How to Execute an Early Lease Termination

Once you’ve identified your legal basis or negotiated a deal, the mechanics of actually leaving matter more than most people realize. Sloppy execution can turn a clean break into an expensive dispute.

Give Written Notice

Deliver your termination notice in a way that creates proof of receipt. Certified mail with return receipt is the gold standard, but hand delivery with a signed acknowledgment works too. Your notice should include the date, the address of the rental unit, your intended move-out date, and the reason for termination if you’re invoking a legal protection. If the SCRA applies, attach a copy of your military orders.7U.S. Army Combined Arms Support Command. Servicemembers Civil Relief Act Overview If habitability is the issue, attach copies of your maintenance requests and any inspection reports from your local building or health department.

Document the Unit’s Condition

Before you move out, photograph or video every room, including the insides of closets, appliances, and any areas where damage could be alleged. Do this after you’ve cleaned and removed your belongings. This documentation is your defense against inflated security deposit deductions. If you did a move-in inspection when you first took possession, compare the two records — you’re only responsible for damage beyond normal wear and tear.
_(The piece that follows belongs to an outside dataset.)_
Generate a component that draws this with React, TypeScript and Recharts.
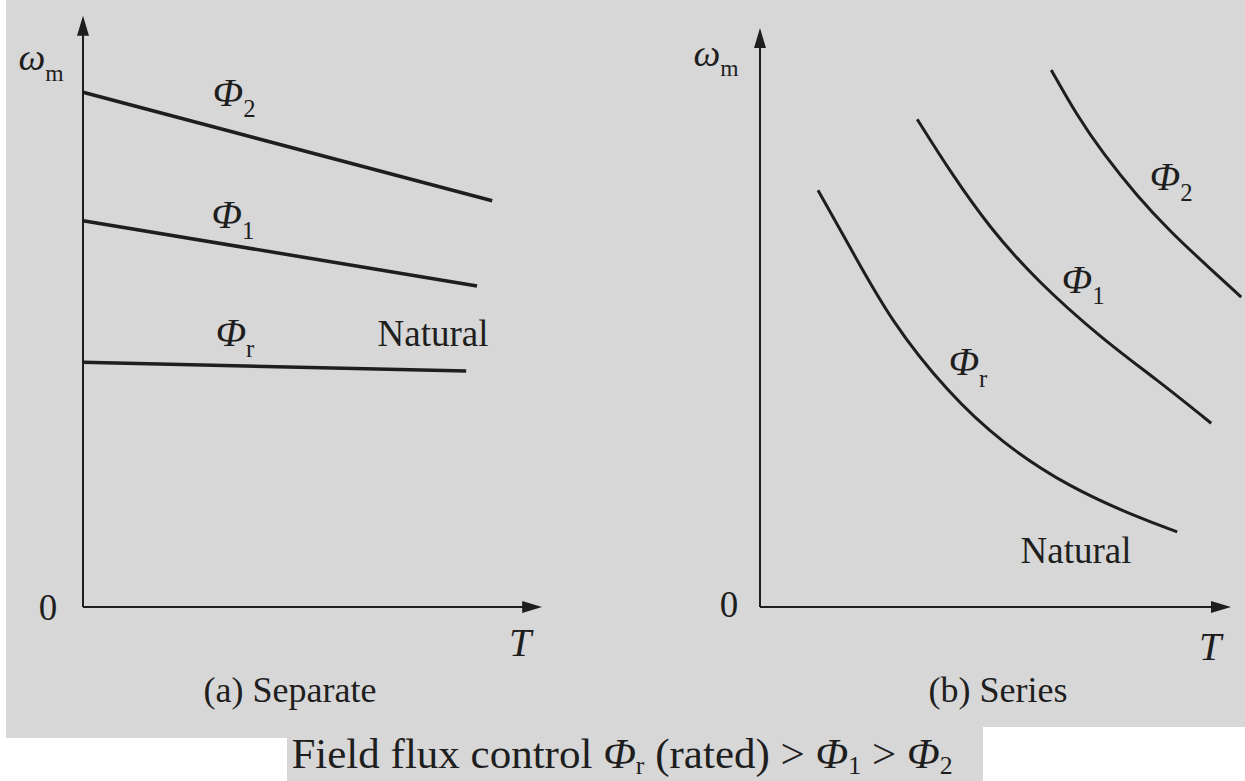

Return Keys and Confirm the Handoff

Returning all keys, fobs, and access devices marks the formal end of your possession. Do this in person if possible and get written confirmation that the landlord received everything. Once you’ve surrendered possession, provide a forwarding address in writing — this starts the clock on the landlord’s obligation to return your security deposit. That deadline varies by state, ranging from as few as 14 days to as many as 60 days, and the landlord must provide an itemized statement of any deductions.

Keep Everything

Hold onto copies of your notice, the landlord’s response, the mutual termination agreement (if you negotiated one), move-out photos, and any receipts for cleaning or repairs. If a dispute surfaces months later, your file is the difference between a quick resolution and an expensive fight. Store digital copies somewhere you won’t lose them — email them to yourself if nothing else.